Brandon Wingate, Minihan's training partner who finished seventh in 2:50:16, had been rescued by boat from the roof of his apartment building the day after the storm when the 17th Street Canal was breached two blocks away.
"I've really got no desire to see that area again," Wingate, 31, said a few days before the race while on a break from his job in the Winn-Dixie meat department two miles from his former apartment.
Bryan Smith, 43, also lived near the canal and has since moved to Thibodaux, La., about 50 miles away. But he meets with Minihan, Wingate and others for regular workouts along the Mississippi River levee at the city's Audubon Zoo.
"It helps to train together, we push each other," Smith said. "It's good to get a routine going; it's good to see everyone. After the storm, it took weeks to find all our buddies, to know if they were alive. I didn't run much at all."
Wingate, likewise, bemoaned his lost fitness in the wake of the hurricane.
"End of summer, I was in real good shape," he said. "But after the storm, I was moving from place to place so much and living on my own that I lost a lot of fitness."
It falls to Chuck George, executive director of the New Orleans Track Club, to encourage and promote an activity as ordinary as running in the stricken area.
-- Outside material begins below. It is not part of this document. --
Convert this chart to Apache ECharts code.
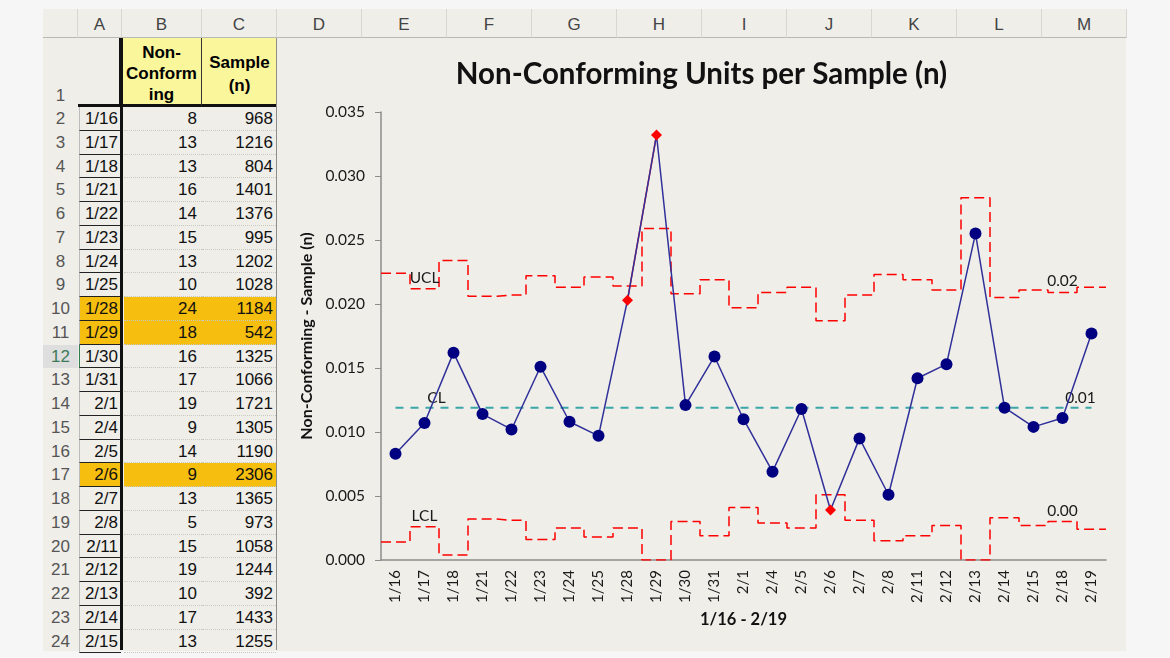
<!DOCTYPE html>
<html>
<head>
<meta charset="utf-8">
<script src="https://cdn.jsdelivr.net/npm/echarts@6/dist/echarts.min.js"></script>
<style>
  html, body { margin: 0; padding: 0; background: #f6f6f6; }
  body { width: 1170px; height: 658px; position: relative; overflow: hidden;
         font-family: "Liberation Sans", Arial, sans-serif; }
  .abs { position: absolute; box-sizing: border-box; }
  #sheet { left: 43px; top: 9px; width: 1083px; height: 642px; background: #efeee9; }
  .colhead { top: 9px; height: 29px; color: #444; font-size: 17px; text-align: center;
             line-height: 31px; border-right: 1px solid #d8d8d3; }
  .rowhead { left: 43px; width: 35px; color: #555; font-size: 17px; text-align: center; }
  .cell { font-size: 17px; color: #111; text-align: right; padding-right: 3px;
          border-bottom: 1px dotted #c9c9c4; }
  .hot { background: #f6be0e; }
  #chart { left: 277px; top: 38px; width: 849px; height: 612px; }
</style>
</head>
<body>
<div id="sheet" class="abs"></div>
<div id="grid"></div>
<div id="chart" class="abs"></div>
<script>
// 表格数据
var tableDates = ['1/16','1/17','1/18','1/21','1/22','1/23','1/24','1/25','1/28','1/29','1/30','1/31',
                  '2/1','2/4','2/5','2/6','2/7','2/8','2/11','2/12','2/13','2/14','2/15'];
var nonConforming = [8,13,13,16,14,15,13,10,24,18,16,17,19,9,14,9,13,5,15,19,10,17,13];
var sampleSize = [968,1216,804,1401,1376,995,1202,1028,1184,542,1325,1066,1721,1305,1190,2306,1365,973,1058,1244,392,1433,1255];
var highlightRows = [10, 11, 17];
var columnLetters = ['A','B','C','D','E','F','G','H','I','J','K','L','M'];

// 图表数据
var categories = ['1/16','1/17','1/18','1/21','1/22','1/23','1/24','1/25','1/28','1/29','1/30','1/31','2/1',
                  '2/4','2/5','2/6','2/7','2/8','2/11','2/12','2/13','2/14','2/15','2/18','2/19'];
var pValues = [0.0083,0.0107,0.0162,0.0114,0.0102,0.0151,0.0108,0.0097,0.0203,0.0332,0.0121,0.0159,0.0110,
               0.0069,0.0118,0.0039,0.0095,0.0051,0.0142,0.0153,0.0255,0.0119,0.0104,0.0111,0.0177];
var uclValues = [0.0224,0.0212,0.0234,0.0206,0.0207,0.0222,0.0213,0.0221,0.0214,0.0259,0.0208,0.0219,0.0197,
                 0.0209,0.0213,0.0187,0.0207,0.0223,0.0219,0.0211,0.0283,0.0205,0.0211,0.0209,0.0213];
var lclValues = [0.0014,0.0026,0.0004,0.0032,0.0031,0.0016,0.0025,0.0018,0.0025,0.0000,0.0030,0.0019,0.0041,
                 0.0029,0.0025,0.0051,0.0031,0.0015,0.0019,0.0027,0.0000,0.0033,0.0027,0.0030,0.0024];
var clValue = 0.0119;
var outOfControl = [8, 9, 15];
var yTicks = [0, 0.035, 0.005]; // min, max, interval

// ---- 画表格 ----
var root = document.getElementById('grid');
function box(cls, x, y, w, h, html, style) {
    var d = document.createElement('div');
    d.className = 'abs ' + cls;
    d.style.left = x + 'px'; d.style.top = y + 'px';
    d.style.width = w + 'px'; d.style.height = h + 'px';
    if (style) d.style.cssText += style;
    if (html !== undefined) d.innerHTML = html;
    root.appendChild(d);
    return d;
}
var colX = [78, 122, 202, 277];
for (var c = 4; c <= 13; c++) colX.push(277 + 85 * (c - 3));
// 列标题
box('', 43, 9, 35, 29, '', 'background:#efeee9;border-right:1px solid #d8d8d3;border-bottom:1px solid #b9b9b4');
for (var i = 0; i < columnLetters.length; i++) {
    box('colhead', colX[i], 9, colX[i + 1] - colX[i], 29, columnLetters[i], 'border-bottom:1px solid #b9b9b4');
}
// 第1行
var rowTop = 38, row1H = 69, rowH = 23.75;
box('rowhead', 43, rowTop, 35, row1H, '1', 'line-height:' + (row1H * 2 - 22) + 'px');
box('', 78, rowTop, 44, row1H, '', 'border-bottom:3px solid #111;border-right:3px solid #111');
box('', 122, rowTop, 80, row1H, '<div style="padding-top:4px;line-height:21px">Non-<br>Conform<br>ing</div>',
    'background:#faf69c;font-weight:bold;font-size:17px;text-align:center;border-bottom:3px solid #111;border-right:1px solid #333');
box('', 202, rowTop, 75, row1H, '<div style="padding-top:13px;line-height:23px">Sample<br>(n)</div>',
    'background:#faf69c;font-weight:bold;font-size:17px;text-align:center;border-bottom:3px solid #111');
// 数据行
for (var r = 0; r < tableDates.length; r++) {
    var y = rowTop + row1H + r * rowH;
    var rowNo = r + 2;
    var hot = highlightRows.indexOf(rowNo) >= 0 ? ' hot' : '';
    box('rowhead', 43, y, 35, rowH, rowNo, 'line-height:' + rowH + 'px' +
        (rowNo === 12 ? ';background:#dedede;color:#3d7a5a' : ''));
    box('cell' + hot, 79, y, 42, rowH, tableDates[r],
        'line-height:' + rowH + 'px;border-bottom:1.5px solid #222;border-left:1px solid ' + (rowNo === 12 ? '#2e7d4f' : '#bbb'));
    box('cell' + hot, 124, y, 78, rowH, nonConforming[r], 'line-height:' + rowH + 'px;padding-right:5px');
    box('cell' + hot, 202, y, 74, rowH, sampleSize[r], 'line-height:' + rowH + 'px');
}
// 粗竖线 A|B
box('', 120, rowTop, 3, 612, '', 'background:#111');
// 图表边框
box('', 276, rowTop, 1, 612, '', 'background:#8d8d8a');
box('', 1125, rowTop, 1, 612, '', 'background:#a5a5a2');

// ---- 画图表 ----
var chart = echarts.init(document.getElementById('chart'));
var fontFam = 'Lato, "Open Sans", sans-serif';

function stepData(values, labelAt) {
    var out = [];
    for (var i = 0; i < values.length; i++) {
        out.push([i, values[i]]);
        var mid = { value: [i + 0.5, values[i]] };
        if (labelAt[i] !== undefined) {
            mid.label = { show: true, position: 'top', distance: 3, formatter: labelAt[i] };
        }
        out.push(mid);
        out.push([i + 1, values[i]]);
    }
    return out;
}

var mainData = pValues.map(function (v, i) {
    if (outOfControl.indexOf(i) >= 0) {
        return { value: v, symbol: 'diamond', symbolSize: 11, itemStyle: { color: '#ff0000' } };
    }
    return v;
});
var redSeg = pValues.map(function (v, i) { return (i === 8 || i === 9) ? v : '-'; });
var clData = categories.map(function (c, i) {
    var d = { value: clValue };
    if (i === 1) d.label = { show: true, position: 'top', distance: 2, offset: [12, 0], formatter: 'CL' };
    if (i === 24) d.label = { show: true, position: 'top', distance: 2, offset: [-11, 0], formatter: '0.01' };
    return d;
});

var limitStyle = { color: '#ff0000', width: 1.5, type: [10, 5] };
var labelStyle = { color: '#1a1a1a', fontSize: 15.5, fontFamily: fontFam };

option = {
    backgroundColor: '#efeee9',
    animation: false,
    title: {
        text: 'Non-Conforming Units per Sample (n)',
        left: 'center', top: 16,
        textStyle: { fontFamily: fontFam, fontSize: 29.5, fontWeight: 'bold', color: '#111' }
    },
    grid: { left: 104, top: 74, width: 725, height: 448 },
    xAxis: [{
        type: 'category',
        data: categories,
        name: '1/16 - 2/19',
        nameLocation: 'middle',
        nameGap: 51,
        nameTextStyle: { fontFamily: fontFam, fontSize: 16.5, fontWeight: 'bold', color: '#111' },
        axisLine: { lineStyle: { color: '#8c8c8c', width: 1.5 } },
        axisTick: { length: 6, lineStyle: { color: '#8c8c8c' } },
        axisLabel: { rotate: 90, fontFamily: fontFam, fontSize: 15, color: '#1a1a1a', margin: 10, interval: 0 }
    }, {
        type: 'value', min: 0, max: categories.length, show: false
    }],
    yAxis: {
        type: 'value',
        min: yTicks[0], max: yTicks[1], interval: yTicks[2],
        name: 'Non-Conforming - Sample (n)',
        nameLocation: 'middle',
        nameGap: 62,
        nameTextStyle: { fontFamily: fontFam, fontSize: 16, fontWeight: 'bold', color: '#111' },
        axisLine: { show: true, lineStyle: { color: '#8c8c8c', width: 1.5 } },
        axisTick: { show: true, length: 6, lineStyle: { color: '#8c8c8c' } },
        splitLine: { show: false },
        axisLabel: {
            fontFamily: fontFam, fontSize: 15.5, color: '#1a1a1a', margin: 16,
            formatter: function (v) { return v.toFixed(3); }
        }
    },
    series: [{
        name: 'UCL', type: 'line', xAxisIndex: 1,
        data: stepData(uclValues, { 1: 'UCL', 23: '0.02' }),
        showSymbol: true, symbolSize: 0, lineStyle: limitStyle, label: labelStyle, z: 2
    }, {
        name: 'LCL', type: 'line', xAxisIndex: 1,
        data: stepData(lclValues, { 1: 'LCL', 23: '0.00' }),
        showSymbol: true, symbolSize: 0, lineStyle: limitStyle, label: labelStyle, z: 2
    }, {
        name: 'CL', type: 'line',
        data: clData,
        showSymbol: true, symbolSize: 0,
        lineStyle: { color: '#3aa6a8', width: 2, type: [8, 7] },
        label: labelStyle, z: 3
    }, {
        name: 'p', type: 'line',
        data: mainData,
        symbol: 'circle', symbolSize: 12,
        itemStyle: { color: '#000080' },
        lineStyle: { color: '#30309a', width: 1.5 },
        z: 5
    }, {
        name: 'p-red', type: 'line',
        data: redSeg,
        symbol: 'none',
        lineStyle: { color: '#ff2020', width: 1.5 },
        z: 4
    }]
};
chart.setOption(option);
</script>
</body>
</html>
Since the hurricane, however, his job has grown considerably more difficult as NOTC members have scattered as if carried away by Katrina's fierce winds.
The city's population has decreased by more than half, but club membership has declined by less, from 2,200 members before the storm to 1,800 now. The Mardi Gras marathon, half marathon and 5K, with registration of 3,154 runners, was down one-third from last year but marked a major triumph for race director Bill Burke and George's NOTC.
"We've had surprisingly good attendance at some of our smaller club races over the past five months," said George, who has been a leader in the club for 25 years. "It's been gratifying to see our members rally from all over the area and participate. But there's no doubt that this is our finest hour."
Burke, at the start in the shadow of the Superdome, was equally pleased. "It couldn't have come out better. To think what was happening right here five months ago, it's just surreal how far we've come."
Certainly no one had ever run on a marathon course quite like this. A group of seven from Reston came to "spend a little money and show support for the city and her residents," according to Anna Bradford, a social worker for trauma survivors at Inova Fairfax Hospital. The group ran with yellow singlets that read, "Reston Runners Love New Orleans."
"None of us came here to race," said Bradford, president of the club. "It's just about being here."
For natives who lived through the storm, the fact the event happened at all was enough. Cathy Voelkel, 48, ran the half marathon and past her former neighborhood in Lakeview. These days, she lives in a FEMA-provided trailer in nearby Metairie. Voelkel, a native New Orleanian, rode out the storm with her sister in Shreveport, La.
"You deal with it," Voelkel said. "It's part of life. This race, this is what's important. Runners are such good people, it's good to share a day with them. It's good to be back on a routine."